## Task brief
Copy out the records in full, word for word, without pictures.
[Start of Stored data]
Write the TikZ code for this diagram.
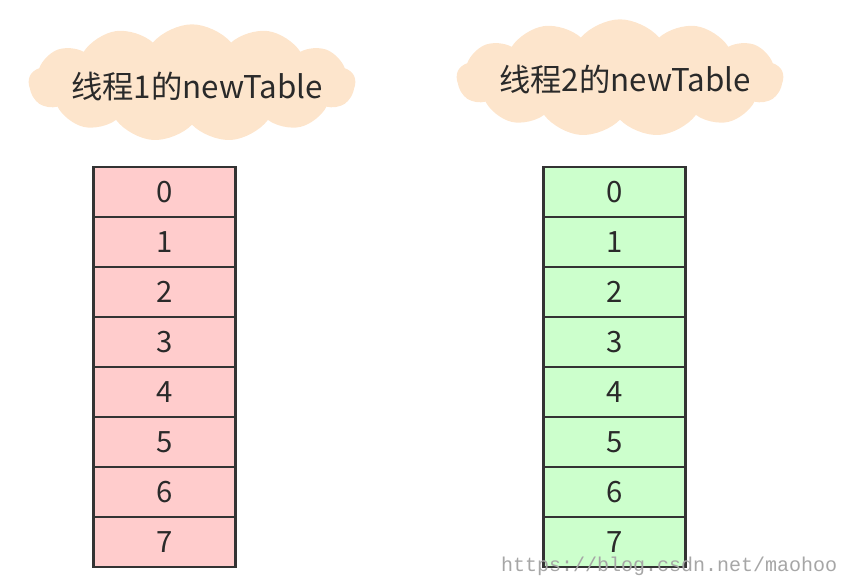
\documentclass[tikz,border=0pt]{standalone}
\usepackage{fontspec}
\setmainfont{Noto Sans CJK SC}
\newfontfamily\wmfont{Liberation Mono}
\usetikzlibrary{shapes.symbols}
\begin{document}
\begin{tikzpicture}[x=0.75pt,y=-0.75pt,
  cloudbox/.style={cloud, cloud puffs=13, cloud puff arc=100, aspect=2.8, fill=cloudfill, draw=none, minimum width=245pt, minimum height=88pt, inner sep=0pt},
  cellbox/.style={draw=cellline, line width=2.2pt, minimum width=107pt, minimum height=37.5pt, inner sep=0pt, font=\fontsize{22}{24}\selectfont, text=textc},
  redcell/.style={cellbox, fill=redfill},
  greencell/.style={cellbox, fill=greenfill}]
\definecolor{cloudfill}{HTML}{FDE5CC}
\definecolor{redfill}{HTML}{FFCCCC}
\definecolor{greenfill}{HTML}{CCFFCC}
\definecolor{cellline}{HTML}{333333}
\definecolor{textc}{HTML}{2A2A2A}
\useasboundingbox (0,0) rectangle (847,583);
\node[cloudbox] (c1) at (192,83) {};
\node[font=\fontsize{23.5}{26}\selectfont, text=textc] (t1) at (197,86) {线程1的newTable};
\node[cloudbox] (c2) at (620,78) {};
\node[font=\fontsize{23.5}{26}\selectfont, text=textc] (t2) at (625,79) {线程2的newTable};
\foreach \i in {0,...,7} {
  \node[redcell] (r\i) at (164.5,{192+50*\i}) {\i};
  \node[greencell] (g\i) at (614.5,{192+50*\i}) {\i};
}
\node[font=\wmfont\fontsize{15}{16}\selectfont, text=black!35, anchor=east] (wm) at (842,566) {https://blog.csdn.net/maohoo};
\end{tikzpicture}
\end{document}
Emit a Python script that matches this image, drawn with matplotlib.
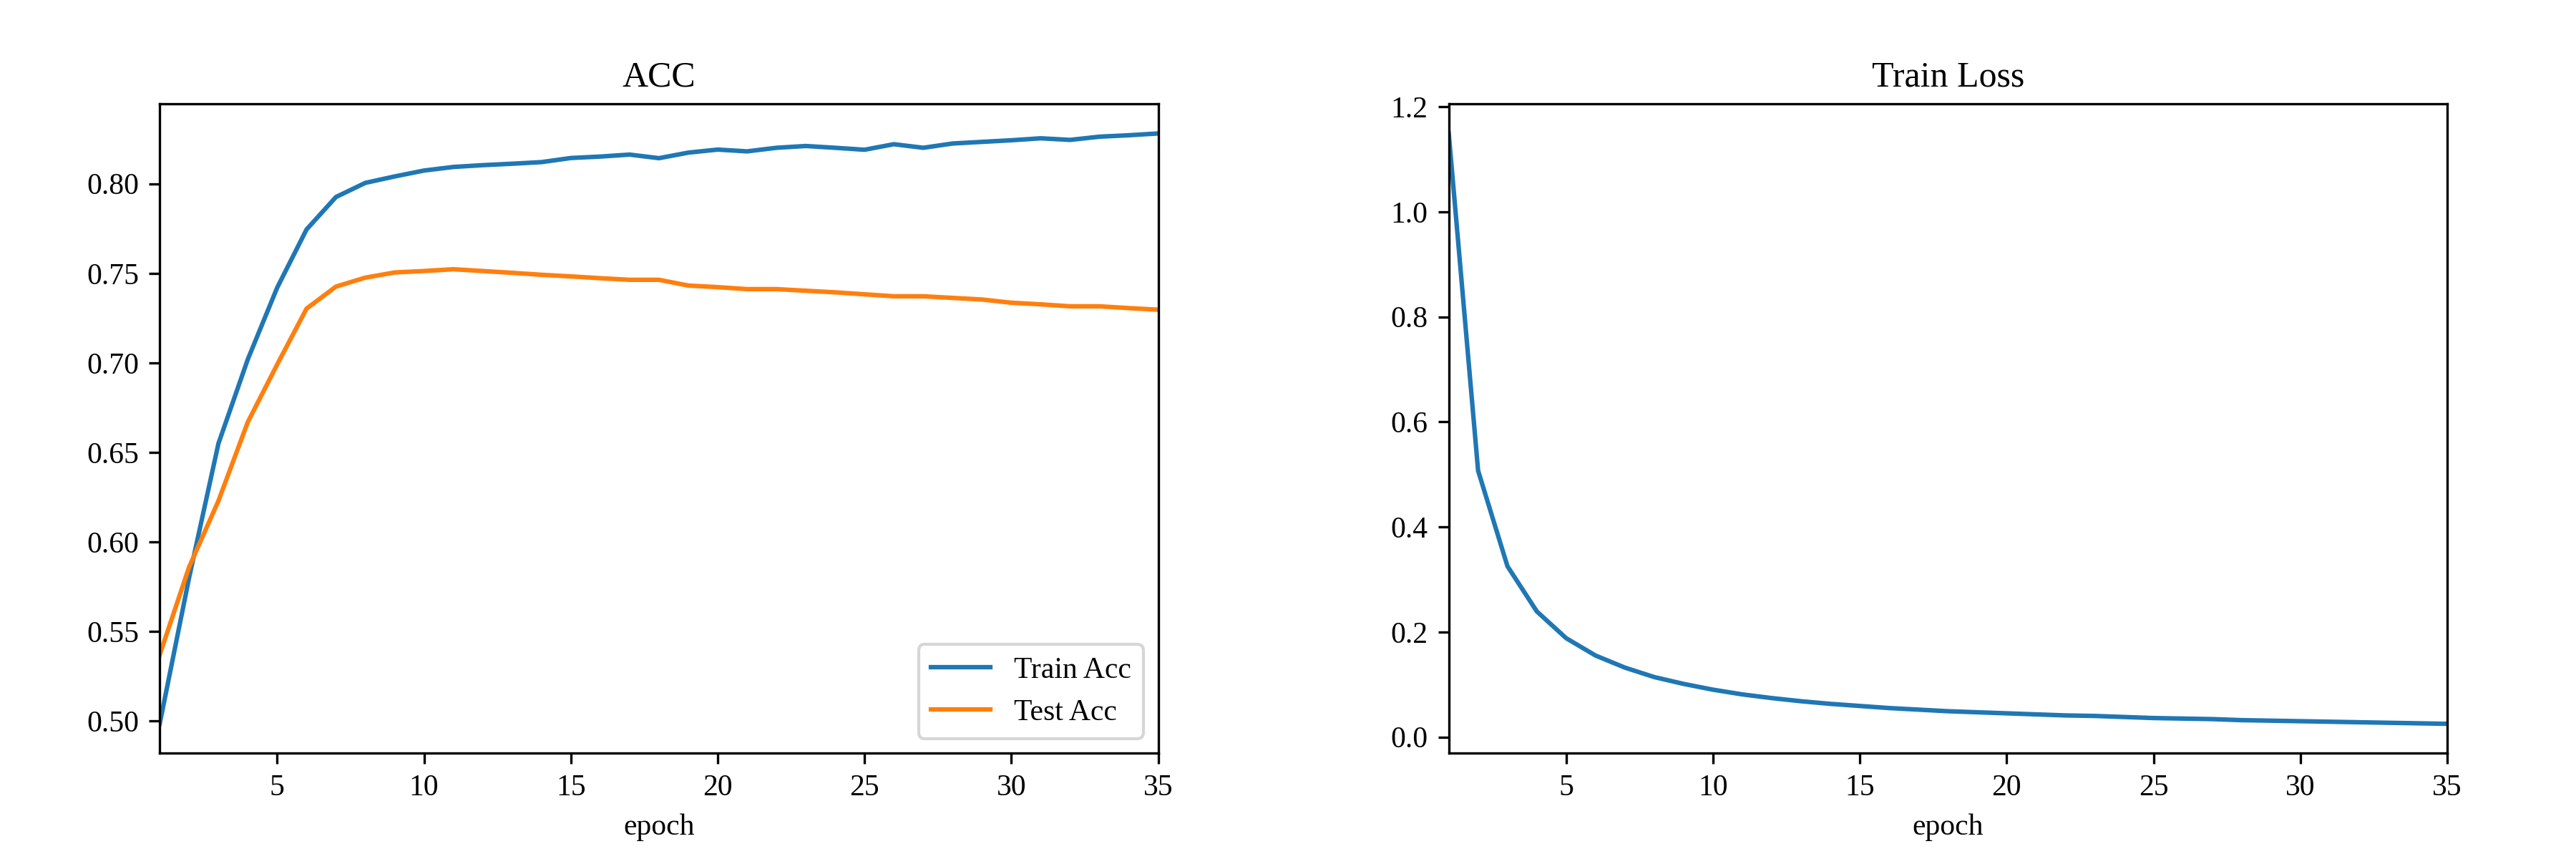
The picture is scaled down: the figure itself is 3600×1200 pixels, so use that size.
import matplotlib
matplotlib.use("Agg")
import matplotlib.pyplot as plt
import numpy as np

plt.rcParams['font.family'] = ['Liberation Serif', 'DejaVu Serif']

epochs = np.arange(1, 36)

train_acc = [0.4985, 0.580, 0.655, 0.702, 0.742, 0.7745, 0.7926, 0.8005, 0.8041, 0.8074,
             0.8094, 0.8104, 0.8112, 0.8121, 0.8144, 0.8152, 0.8163, 0.8143, 0.8174, 0.8191,
             0.8181, 0.8201, 0.8211, 0.8201, 0.8190, 0.8221, 0.8201, 0.8225, 0.8234, 0.8243,
             0.8254, 0.8245, 0.8263, 0.8271, 0.8281]
test_acc = [0.537, 0.586, 0.623, 0.667, 0.6991, 0.7303, 0.7426, 0.7476, 0.7505, 0.7513,
            0.7523, 0.7513, 0.7503, 0.7492, 0.7483, 0.7473, 0.7464, 0.7464, 0.7432, 0.7423,
            0.7412, 0.7412, 0.7403, 0.7394, 0.7383, 0.7372, 0.7372, 0.7363, 0.7354, 0.7336,
            0.7327, 0.7316, 0.7316, 0.7306, 0.7297]
train_loss = [1.149, 0.507, 0.325, 0.239, 0.188, 0.155, 0.132, 0.114, 0.101, 0.090,
              0.081, 0.074, 0.068, 0.063, 0.059, 0.055, 0.052, 0.049, 0.047, 0.045,
              0.043, 0.041, 0.040, 0.038, 0.036, 0.035, 0.034, 0.032, 0.031, 0.030,
              0.029, 0.028, 0.027, 0.026, 0.025]

fig, (ax1, ax2) = plt.subplots(1, 2, figsize=(12, 4))
fig.subplots_adjust(left=0.062, right=0.950, top=0.879, bottom=0.123, wspace=0.291)

ax1.plot(epochs, train_acc, label='Train Acc')
ax1.plot(epochs, test_acc, label='Test Acc')
ax1.set_xlim(1, 35)
ax1.set_title('ACC')
ax1.set_xlabel('epoch')
ax1.legend(loc='lower right')

ax2.plot(epochs, train_loss)
ax2.set_xlim(1, 35)
ax2.set_title('Train Loss')
ax2.set_xlabel('epoch')

plt.savefig('out.png', dpi=300)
[End of Stored data]
## Reply
Write the TikZ code for this diagram.
\documentclass[tikz,border=0pt]{standalone}
\usepackage{fontspec}
\setmainfont{Noto Sans CJK SC}
\newfontfamily\wmfont{Liberation Mono}
\usetikzlibrary{shapes.symbols}
\begin{document}
\begin{tikzpicture}[x=0.75pt,y=-0.75pt,
  cloudbox/.style={cloud, cloud puffs=13, cloud puff arc=100, aspect=2.8, fill=cloudfill, draw=none, minimum width=245pt, minimum height=88pt, inner sep=0pt},
  cellbox/.style={draw=cellline, line width=2.2pt, minimum width=107pt, minimum height=37.5pt, inner sep=0pt, font=\fontsize{22}{24}\selectfont, text=textc},
  redcell/.style={cellbox, fill=redfill},
  greencell/.style={cellbox, fill=greenfill}]
\definecolor{cloudfill}{HTML}{FDE5CC}
\definecolor{redfill}{HTML}{FFCCCC}
\definecolor{greenfill}{HTML}{CCFFCC}
\definecolor{cellline}{HTML}{333333}
\definecolor{textc}{HTML}{2A2A2A}
\useasboundingbox (0,0) rectangle (847,583);
\node[cloudbox] (c1) at (192,83) {};
\node[font=\fontsize{23.5}{26}\selectfont, text=textc] (t1) at (197,86) {线程1的newTable};
\node[cloudbox] (c2) at (620,78) {};
\node[font=\fontsize{23.5}{26}\selectfont, text=textc] (t2) at (625,79) {线程2的newTable};
\foreach \i in {0,...,7} {
  \node[redcell] (r\i) at (164.5,{192+50*\i}) {\i};
  \node[greencell] (g\i) at (614.5,{192+50*\i}) {\i};
}
\node[font=\wmfont\fontsize{15}{16}\selectfont, text=black!35, anchor=east] (wm) at (842,566) {https://blog.csdn.net/maohoo};
\end{tikzpicture}
\end{document}
Emit a Python script that matches this image, drawn with matplotlib.
The picture is scaled down: the figure itself is 3600×1200 pixels, so use that size.
import matplotlib
matplotlib.use("Agg")
import matplotlib.pyplot as plt
import numpy as np

plt.rcParams['font.family'] = ['Liberation Serif', 'DejaVu Serif']

epochs = np.arange(1, 36)

train_acc = [0.4985, 0.580, 0.655, 0.702, 0.742, 0.7745, 0.7926, 0.8005, 0.8041, 0.8074,
             0.8094, 0.8104, 0.8112, 0.8121, 0.8144, 0.8152, 0.8163, 0.8143, 0.8174, 0.8191,
             0.8181, 0.8201, 0.8211, 0.8201, 0.8190, 0.8221, 0.8201, 0.8225, 0.8234, 0.8243,
             0.8254, 0.8245, 0.8263, 0.8271, 0.8281]
test_acc = [0.537, 0.586, 0.623, 0.667, 0.6991, 0.7303, 0.7426, 0.7476, 0.7505, 0.7513,
            0.7523, 0.7513, 0.7503, 0.7492, 0.7483, 0.7473, 0.7464, 0.7464, 0.7432, 0.7423,
            0.7412, 0.7412, 0.7403, 0.7394, 0.7383, 0.7372, 0.7372, 0.7363, 0.7354, 0.7336,
            0.7327, 0.7316, 0.7316, 0.7306, 0.7297]
train_loss = [1.149, 0.507, 0.325, 0.239, 0.188, 0.155, 0.132, 0.114, 0.101, 0.090,
              0.081, 0.074, 0.068, 0.063, 0.059, 0.055, 0.052, 0.049, 0.047, 0.045,
              0.043, 0.041, 0.040, 0.038, 0.036, 0.035, 0.034, 0.032, 0.031, 0.030,
              0.029, 0.028, 0.027, 0.026, 0.025]

fig, (ax1, ax2) = plt.subplots(1, 2, figsize=(12, 4))
fig.subplots_adjust(left=0.062, right=0.950, top=0.879, bottom=0.123, wspace=0.291)

ax1.plot(epochs, train_acc, label='Train Acc')
ax1.plot(epochs, test_acc, label='Test Acc')
ax1.set_xlim(1, 35)
ax1.set_title('ACC')
ax1.set_xlabel('epoch')
ax1.legend(loc='lower right')

ax2.plot(epochs, train_loss)
ax2.set_xlim(1, 35)
ax2.set_title('Train Loss')
ax2.set_xlabel('epoch')

plt.savefig('out.png', dpi=300)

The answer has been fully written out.